McMahon also discussed other expensive but effective crime fighting tools, such as license plate readers — Howard County police have eight deployed at a total cost of $144,000 — and finger print identification devices — police have 31 deployed for a total cost of $46,500.
"This is solving crimes every single day in your community, but it's not cheap," he said.
McMahon and the panelists also talked about the more controversial technologies, such as speed cameras and red light cameras.
"The detractors will point to revenue generators, but it really is about traffic safety," McMahon said
Queen Anne's CountyCommissioner Philip Dumenil, a Republican, said it's difficult for counties struggling to balance their budgets during the economic recession to keep up with the constantly changing technologies.

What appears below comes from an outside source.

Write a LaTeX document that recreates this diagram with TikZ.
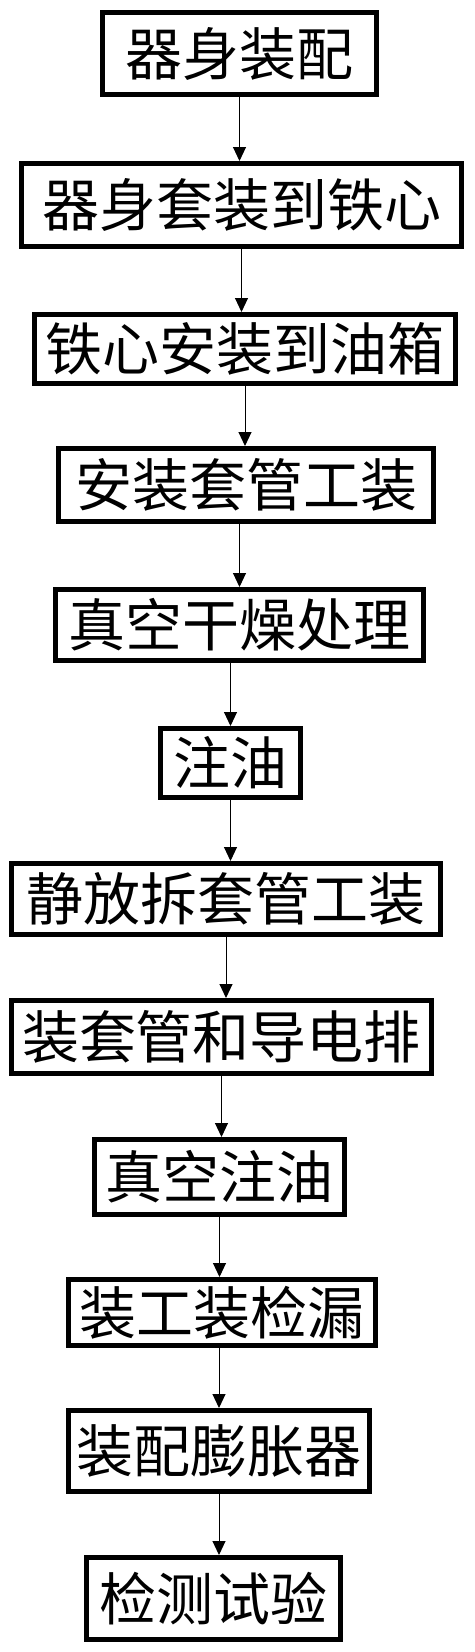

Though Dumenil said "the jury's still out" in his county on whether they should use speed cameras and red light cameras, he understands the cameras do more than raise revenues.
"That's an officer that doesn't have to be at that school zone, doesn't have to be at that red light," he said.
Don Murphy, a former Republican state delegate who represented Howard and Baltimore counties, said he voted in favor of red light cameras when he was in the legislature, so he also attended the presentation to see "how that technology is working for the benefit of Howard County."
Regarding the session overall, Murphy said: "I thought it was very informative and it's very helpful for elected officials. It's important for newly elected officials to learn from their colleagues."